## The task
Output exactly the lines that run from the line containing "Clone this chart in Plotly." through the line containing "import plotly.graph_objects as go", with both ends included.

## Data section
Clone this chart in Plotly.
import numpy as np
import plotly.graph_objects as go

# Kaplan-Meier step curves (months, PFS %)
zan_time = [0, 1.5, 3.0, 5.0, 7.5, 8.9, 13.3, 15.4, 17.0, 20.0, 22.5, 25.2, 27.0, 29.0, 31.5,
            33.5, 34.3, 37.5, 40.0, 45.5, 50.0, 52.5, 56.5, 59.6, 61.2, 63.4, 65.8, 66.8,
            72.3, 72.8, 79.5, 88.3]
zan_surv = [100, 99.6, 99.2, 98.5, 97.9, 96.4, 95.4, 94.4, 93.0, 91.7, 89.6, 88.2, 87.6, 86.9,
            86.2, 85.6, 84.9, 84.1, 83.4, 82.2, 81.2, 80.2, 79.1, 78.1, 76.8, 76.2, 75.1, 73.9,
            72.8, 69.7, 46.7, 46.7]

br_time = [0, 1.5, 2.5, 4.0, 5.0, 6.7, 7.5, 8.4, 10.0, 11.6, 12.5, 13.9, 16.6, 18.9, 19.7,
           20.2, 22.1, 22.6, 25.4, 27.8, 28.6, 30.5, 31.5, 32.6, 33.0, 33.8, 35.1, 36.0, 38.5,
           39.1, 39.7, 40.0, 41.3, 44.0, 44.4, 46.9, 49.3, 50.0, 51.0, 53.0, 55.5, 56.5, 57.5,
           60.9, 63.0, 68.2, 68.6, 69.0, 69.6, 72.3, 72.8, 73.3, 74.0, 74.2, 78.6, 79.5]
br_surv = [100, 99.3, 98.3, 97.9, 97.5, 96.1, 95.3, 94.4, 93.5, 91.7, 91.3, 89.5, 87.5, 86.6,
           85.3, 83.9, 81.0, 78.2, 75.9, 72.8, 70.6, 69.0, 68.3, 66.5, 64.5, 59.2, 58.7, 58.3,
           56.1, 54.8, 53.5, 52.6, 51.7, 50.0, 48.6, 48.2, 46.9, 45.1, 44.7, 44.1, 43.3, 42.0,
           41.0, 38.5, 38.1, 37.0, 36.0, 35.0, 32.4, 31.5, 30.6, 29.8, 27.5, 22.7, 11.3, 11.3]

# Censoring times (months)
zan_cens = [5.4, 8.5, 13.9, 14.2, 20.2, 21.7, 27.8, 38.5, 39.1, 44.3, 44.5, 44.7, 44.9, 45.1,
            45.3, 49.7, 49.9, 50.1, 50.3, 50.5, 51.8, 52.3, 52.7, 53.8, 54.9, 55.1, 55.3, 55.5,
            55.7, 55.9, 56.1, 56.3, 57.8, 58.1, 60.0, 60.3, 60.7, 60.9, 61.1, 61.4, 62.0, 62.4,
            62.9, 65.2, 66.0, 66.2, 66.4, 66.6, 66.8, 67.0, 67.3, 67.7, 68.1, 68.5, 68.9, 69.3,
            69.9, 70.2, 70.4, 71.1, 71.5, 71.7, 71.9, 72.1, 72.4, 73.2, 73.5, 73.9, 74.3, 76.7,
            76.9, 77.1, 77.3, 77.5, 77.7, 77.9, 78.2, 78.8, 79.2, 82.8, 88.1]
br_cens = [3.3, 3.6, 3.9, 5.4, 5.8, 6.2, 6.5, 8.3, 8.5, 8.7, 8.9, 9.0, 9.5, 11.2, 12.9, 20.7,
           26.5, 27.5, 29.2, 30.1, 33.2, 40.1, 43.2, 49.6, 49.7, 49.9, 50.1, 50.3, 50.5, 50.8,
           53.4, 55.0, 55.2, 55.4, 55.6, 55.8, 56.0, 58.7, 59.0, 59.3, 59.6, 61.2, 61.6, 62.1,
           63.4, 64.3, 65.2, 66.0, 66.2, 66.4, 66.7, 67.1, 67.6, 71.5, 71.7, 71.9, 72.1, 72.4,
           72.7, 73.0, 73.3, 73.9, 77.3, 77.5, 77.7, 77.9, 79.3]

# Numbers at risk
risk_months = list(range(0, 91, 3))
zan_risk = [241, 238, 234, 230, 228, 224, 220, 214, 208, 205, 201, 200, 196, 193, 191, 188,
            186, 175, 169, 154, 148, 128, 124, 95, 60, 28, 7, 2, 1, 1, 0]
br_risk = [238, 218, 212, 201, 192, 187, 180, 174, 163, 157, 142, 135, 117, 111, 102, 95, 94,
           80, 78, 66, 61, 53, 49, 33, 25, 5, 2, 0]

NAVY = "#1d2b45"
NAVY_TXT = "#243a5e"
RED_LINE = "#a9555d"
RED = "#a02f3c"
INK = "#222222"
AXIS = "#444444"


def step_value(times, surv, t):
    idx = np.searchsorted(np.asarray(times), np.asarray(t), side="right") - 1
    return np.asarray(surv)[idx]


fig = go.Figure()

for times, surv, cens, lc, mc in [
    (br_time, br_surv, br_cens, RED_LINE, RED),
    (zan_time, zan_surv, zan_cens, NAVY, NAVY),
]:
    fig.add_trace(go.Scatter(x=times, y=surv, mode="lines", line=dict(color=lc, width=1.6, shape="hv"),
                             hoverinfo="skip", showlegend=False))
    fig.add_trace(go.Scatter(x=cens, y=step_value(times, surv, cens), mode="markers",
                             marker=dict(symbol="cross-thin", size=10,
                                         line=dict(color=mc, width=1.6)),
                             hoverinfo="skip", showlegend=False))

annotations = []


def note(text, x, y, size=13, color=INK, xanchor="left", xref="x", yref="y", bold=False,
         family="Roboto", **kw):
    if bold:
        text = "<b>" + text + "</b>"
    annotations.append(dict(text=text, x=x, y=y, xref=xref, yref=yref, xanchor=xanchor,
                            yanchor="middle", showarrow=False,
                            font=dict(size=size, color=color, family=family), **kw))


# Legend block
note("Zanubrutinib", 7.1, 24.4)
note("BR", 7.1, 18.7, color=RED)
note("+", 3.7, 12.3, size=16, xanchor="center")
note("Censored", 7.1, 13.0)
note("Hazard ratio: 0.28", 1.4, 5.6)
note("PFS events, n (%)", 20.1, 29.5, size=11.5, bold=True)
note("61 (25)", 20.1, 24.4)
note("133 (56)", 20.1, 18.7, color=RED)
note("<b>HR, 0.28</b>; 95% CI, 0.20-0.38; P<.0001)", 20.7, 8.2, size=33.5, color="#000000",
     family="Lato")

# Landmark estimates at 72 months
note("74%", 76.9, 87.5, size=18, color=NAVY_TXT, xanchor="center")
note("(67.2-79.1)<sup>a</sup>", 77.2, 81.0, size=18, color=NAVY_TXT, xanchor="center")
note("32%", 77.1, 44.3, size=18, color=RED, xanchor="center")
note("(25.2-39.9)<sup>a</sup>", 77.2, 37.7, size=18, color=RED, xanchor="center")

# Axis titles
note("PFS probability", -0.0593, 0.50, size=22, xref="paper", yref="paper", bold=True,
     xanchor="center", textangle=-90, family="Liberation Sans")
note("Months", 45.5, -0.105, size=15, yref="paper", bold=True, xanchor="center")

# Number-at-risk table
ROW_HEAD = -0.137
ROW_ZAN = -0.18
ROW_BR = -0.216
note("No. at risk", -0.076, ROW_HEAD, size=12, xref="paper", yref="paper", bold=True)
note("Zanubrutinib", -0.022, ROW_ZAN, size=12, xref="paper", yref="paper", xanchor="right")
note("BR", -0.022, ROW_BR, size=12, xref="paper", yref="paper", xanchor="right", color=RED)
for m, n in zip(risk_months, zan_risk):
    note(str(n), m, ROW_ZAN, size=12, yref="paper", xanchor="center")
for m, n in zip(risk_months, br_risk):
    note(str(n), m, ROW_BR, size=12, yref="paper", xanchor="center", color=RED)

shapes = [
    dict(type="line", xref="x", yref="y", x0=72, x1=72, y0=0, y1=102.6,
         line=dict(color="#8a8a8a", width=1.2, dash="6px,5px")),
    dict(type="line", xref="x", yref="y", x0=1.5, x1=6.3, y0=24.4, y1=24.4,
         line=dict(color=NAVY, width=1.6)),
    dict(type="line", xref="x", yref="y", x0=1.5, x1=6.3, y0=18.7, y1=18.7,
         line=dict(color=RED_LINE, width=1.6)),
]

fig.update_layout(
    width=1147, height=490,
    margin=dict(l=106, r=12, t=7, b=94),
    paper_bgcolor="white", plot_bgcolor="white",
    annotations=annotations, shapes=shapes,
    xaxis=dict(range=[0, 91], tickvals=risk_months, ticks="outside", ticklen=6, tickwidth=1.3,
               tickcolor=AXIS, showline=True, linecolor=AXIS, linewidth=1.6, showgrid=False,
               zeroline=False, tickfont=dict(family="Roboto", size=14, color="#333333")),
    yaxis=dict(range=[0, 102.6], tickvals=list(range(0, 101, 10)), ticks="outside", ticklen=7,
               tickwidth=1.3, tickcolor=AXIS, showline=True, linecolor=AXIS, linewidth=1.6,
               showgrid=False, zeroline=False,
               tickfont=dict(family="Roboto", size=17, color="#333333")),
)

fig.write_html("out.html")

==

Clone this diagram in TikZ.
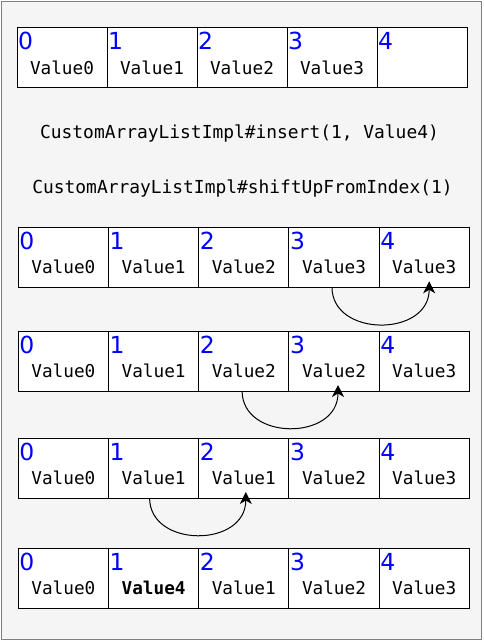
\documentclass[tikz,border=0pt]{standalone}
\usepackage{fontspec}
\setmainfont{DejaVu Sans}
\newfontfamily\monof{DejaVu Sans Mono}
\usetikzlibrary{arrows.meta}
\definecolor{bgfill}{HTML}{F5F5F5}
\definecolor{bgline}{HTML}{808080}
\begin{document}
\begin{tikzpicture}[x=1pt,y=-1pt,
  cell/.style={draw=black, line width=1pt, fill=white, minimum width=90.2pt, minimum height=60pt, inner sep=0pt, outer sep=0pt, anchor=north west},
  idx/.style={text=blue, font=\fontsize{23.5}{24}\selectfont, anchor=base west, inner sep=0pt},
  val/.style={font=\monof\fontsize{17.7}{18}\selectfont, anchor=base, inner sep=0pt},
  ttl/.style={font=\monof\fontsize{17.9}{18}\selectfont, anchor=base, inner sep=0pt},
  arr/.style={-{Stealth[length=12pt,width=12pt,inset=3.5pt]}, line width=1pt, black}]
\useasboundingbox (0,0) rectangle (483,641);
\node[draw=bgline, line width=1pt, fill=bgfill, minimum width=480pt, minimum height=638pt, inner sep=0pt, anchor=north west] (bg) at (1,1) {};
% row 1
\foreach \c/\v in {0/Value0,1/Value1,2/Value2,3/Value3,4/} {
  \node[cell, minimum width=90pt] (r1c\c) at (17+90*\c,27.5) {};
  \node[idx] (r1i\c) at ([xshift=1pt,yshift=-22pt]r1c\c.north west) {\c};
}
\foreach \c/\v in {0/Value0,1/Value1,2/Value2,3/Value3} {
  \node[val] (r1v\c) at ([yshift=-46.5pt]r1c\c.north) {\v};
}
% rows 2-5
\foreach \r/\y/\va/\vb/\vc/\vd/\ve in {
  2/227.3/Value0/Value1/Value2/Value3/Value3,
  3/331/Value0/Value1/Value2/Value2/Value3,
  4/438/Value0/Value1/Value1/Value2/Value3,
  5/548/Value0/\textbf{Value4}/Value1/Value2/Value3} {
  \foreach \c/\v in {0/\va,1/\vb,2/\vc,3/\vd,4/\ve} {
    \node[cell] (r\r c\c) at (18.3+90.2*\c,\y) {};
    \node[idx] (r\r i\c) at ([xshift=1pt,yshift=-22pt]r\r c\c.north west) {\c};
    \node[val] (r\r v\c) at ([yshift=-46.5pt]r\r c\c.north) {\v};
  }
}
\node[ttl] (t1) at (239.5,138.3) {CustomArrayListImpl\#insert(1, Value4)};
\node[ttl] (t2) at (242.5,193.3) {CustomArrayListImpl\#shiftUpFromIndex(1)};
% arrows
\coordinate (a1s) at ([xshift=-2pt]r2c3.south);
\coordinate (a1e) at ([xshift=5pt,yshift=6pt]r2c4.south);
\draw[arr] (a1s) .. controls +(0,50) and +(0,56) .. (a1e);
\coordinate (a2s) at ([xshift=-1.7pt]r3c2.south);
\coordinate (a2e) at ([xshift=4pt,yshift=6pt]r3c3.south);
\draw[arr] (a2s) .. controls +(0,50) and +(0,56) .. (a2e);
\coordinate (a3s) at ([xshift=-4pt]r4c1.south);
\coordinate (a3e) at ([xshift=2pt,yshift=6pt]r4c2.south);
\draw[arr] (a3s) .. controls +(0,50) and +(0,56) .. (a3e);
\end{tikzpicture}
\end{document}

## Output for this task
Clone this chart in Plotly.
import numpy as np
import plotly.graph_objects as go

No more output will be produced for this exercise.